* Records supplied *
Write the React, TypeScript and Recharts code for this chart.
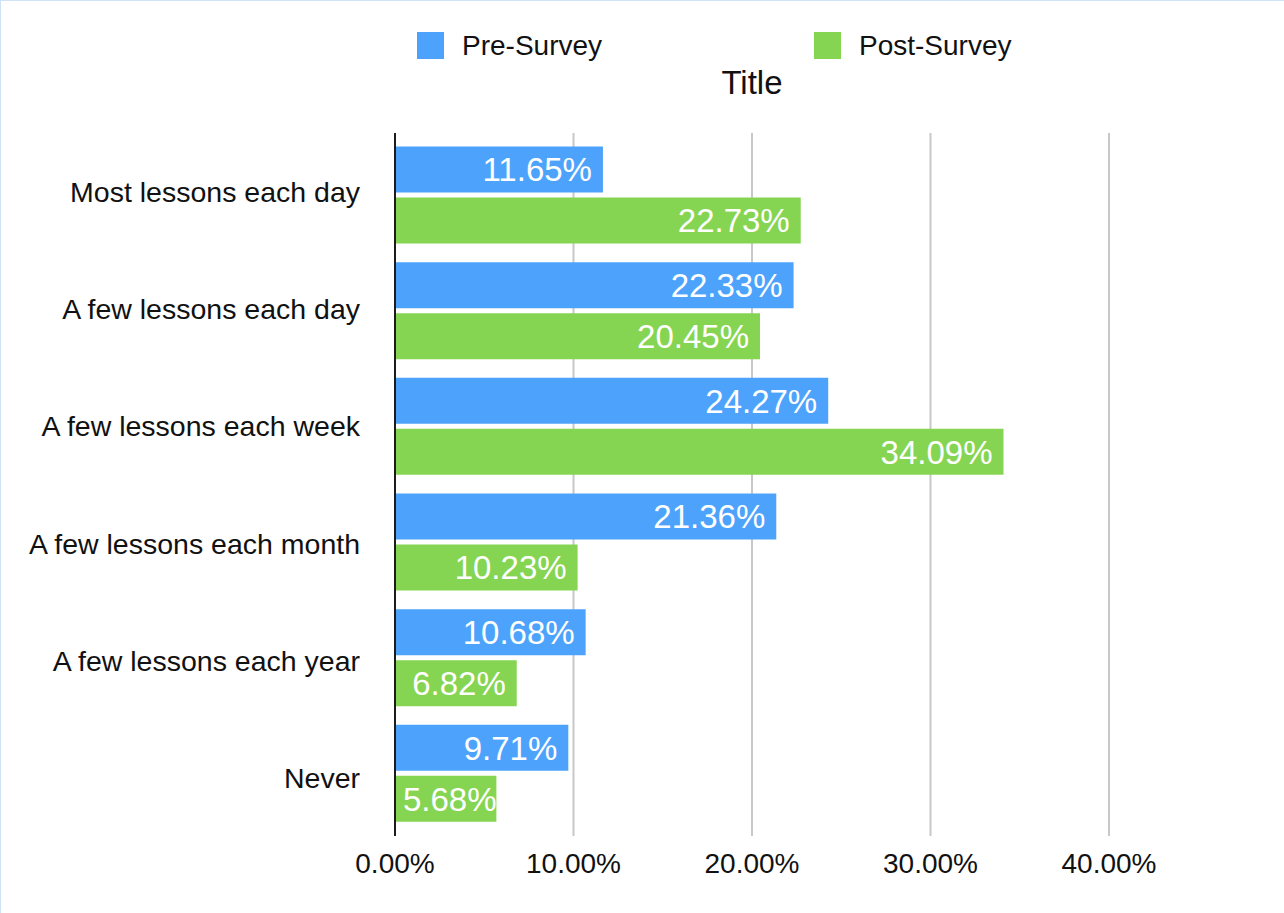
import { BarChart, Bar, XAxis, YAxis, CartesianGrid, Legend, LabelList } from 'recharts';

const categories = [
    'Most lessons each day',
    'A few lessons each day',
    'A few lessons each week',
    'A few lessons each month',
    'A few lessons each year',
    'Never',
];
const preSurvey = [11.65, 22.33, 24.27, 21.36, 10.68, 9.71];
const postSurvey = [22.73, 20.45, 34.09, 10.23, 6.82, 5.68];
const xTicks = [0, 10, 20, 30, 40];

const seriesNames = { pre: 'Pre-Survey', post: 'Post-Survey' };
const BLUE = '#4da3fc';
const GREEN = '#86d552';
const FONT = '"Liberation Sans", Arial, Helvetica, sans-serif';

const data = categories.map((name, i) => ({
    name,
    pre: preSurvey[i],
    post: postSurvey[i],
}));

// rough Arial widths, good enough to decide if a label fits in its bar
const charWidth = (c: string) => (c === '.' ? 0.278 : c === '%' ? 0.889 : 0.556);
const LABEL_SIZE = 33;

const BarValueLabel = (props: any) => {
    const vb = props.viewBox ?? props;
    const { x, y, width, height } = vb;
    if (width == null || height == null) return null;
    const text = `${Number(props.value).toFixed(2)}%`;
    const w = text.split('').reduce((s, c) => s + charWidth(c), 0) * LABEL_SIZE;
    const fits = width - 11 - w >= 8;
    return (
        <svg x={x} y={y} width={width} height={height} overflow="hidden">
            <text
                x={fits ? width - 11 : 8}
                y={height / 2}
                dy="0.355em"
                textAnchor={fits ? 'end' : 'start'}
                fill="#fff"
                fontSize={LABEL_SIZE}
                fontFamily={FONT}
            >
                {text}
            </text>
        </svg>
    );
};

const CategoryTick = (props: any) => {
    const { x, y, payload } = props;
    return (
        <text x={x} y={y} dy={10.5} textAnchor="end" fill="#111" fontSize={28.5} fontFamily={FONT}>
            {payload.value}
        </text>
    );
};

const LegendContent = () => {
    const items = [
        { label: seriesNames.pre, color: BLUE, left: 417 },
        { label: seriesNames.post, color: GREEN, left: 814 },
    ];
    return (
        <div style={{ position: 'relative', width: 1284, height: 70 }}>
            {items.map((it) => (
                <div
                    key={it.label}
                    style={{
                        position: 'absolute',
                        left: it.left,
                        top: 32,
                        height: 27,
                        display: 'flex',
                        alignItems: 'center',
                    }}
                >
                    <span style={{ width: 27, height: 27, background: it.color, marginRight: 18 }} />
                    <span style={{ fontSize: 28, lineHeight: '27px', color: '#111', fontFamily: FONT }}>
                        {it.label}
                    </span>
                </div>
            ))}
        </div>
    );
};

export default function App() {
    return (
        <div style={{ position: 'absolute', left: 0, top: 0, width: 1284, height: 913, background: '#fff' }}>
            <div
                style={{
                    position: 'absolute',
                    left: 652,
                    top: 66,
                    width: 200,
                    textAlign: 'center',
                    fontSize: 33,
                    lineHeight: '33px',
                    fontFamily: FONT,
                    color: '#111',
                    zIndex: 2,
                }}
            >
                Title
            </div>
            <BarChart
                width={1284}
                height={913}
                data={data}
                layout="vertical"
                margin={{ top: 133, right: 175, bottom: 37, left: 0 }}
                barSize={46}
                barGap={5}
            >
                <CartesianGrid horizontal={false} yAxisId="labels" stroke="#c8c8c8" strokeWidth={2} />
                <XAxis
                    type="number"
                    domain={[0, 40]}
                    ticks={xTicks}
                    tickFormatter={(v) => `${Number(v).toFixed(2)}%`}
                    axisLine={false}
                    tickLine={false}
                    tickSize={0}
                    tickMargin={17}
                    height={40}
                    tick={{ fontSize: 28, fill: '#111', fontFamily: FONT }}
                />
                {/* visible axis: labels sit at the plain band centres */}
                <YAxis
                    yAxisId="labels"
                    type="category"
                    dataKey="name"
                    width={395}
                    axisLine={{ stroke: '#1c1c1c', strokeWidth: 2 }}
                    tickLine={false}
                    tickSize={0}
                    tickMargin={35}
                    tick={<CategoryTick />}
                    interval={0}
                />
                {/* hidden axis for the bars, pulled in slightly at both ends */}
                <YAxis
                    yAxisId="bars"
                    type="category"
                    dataKey="name"
                    hide
                    width={0}
                    padding={{ top: 4.5, bottom: 4.5 }}
                />
                <Legend
                    layout="vertical"
                    verticalAlign="middle"
                    align="center"
                    wrapperStyle={{ top: 0, left: 0, width: 1284 }}
                    content={<LegendContent />}
                />
                <Bar yAxisId="bars" dataKey="pre" name={seriesNames.pre} fill={BLUE} isAnimationActive={false}>
                    <LabelList dataKey="pre" content={BarValueLabel} />
                </Bar>
                <Bar yAxisId="bars" dataKey="post" name={seriesNames.post} fill={GREEN} isAnimationActive={false}>
                    <LabelList dataKey="post" content={BarValueLabel} />
                </Bar>
            </BarChart>
            <div style={{ position: 'absolute', left: 0, top: 0, width: 1284, height: 1, background: '#cfe2f6' }} />
            <div style={{ position: 'absolute', left: 0, top: 0, width: 1, height: 913, background: '#cfe2f6' }} />
        </div>
    );
}
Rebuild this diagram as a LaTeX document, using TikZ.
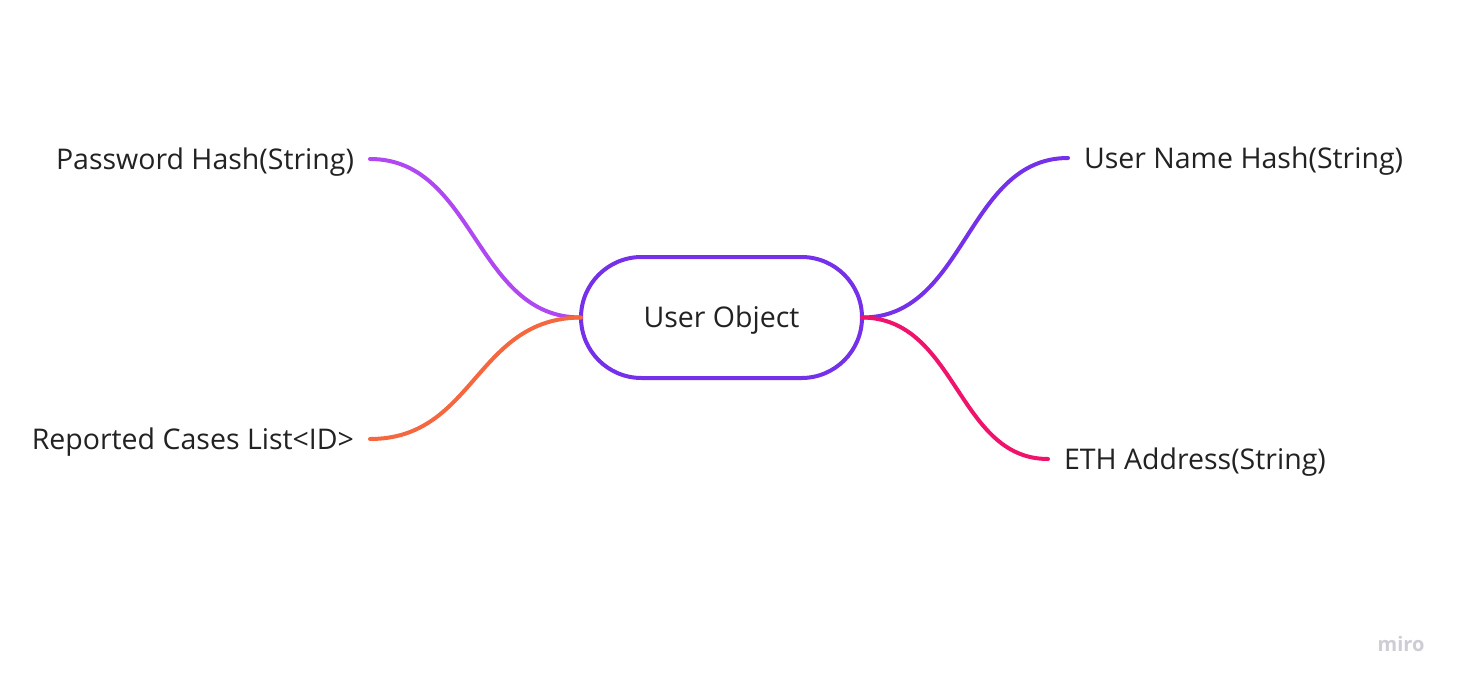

* Task *
Copy every line of the listing where the word "this" appears.

* Exercise output *
Write the React, TypeScript and Recharts code for this chart.
Rebuild this diagram as a LaTeX document, using TikZ.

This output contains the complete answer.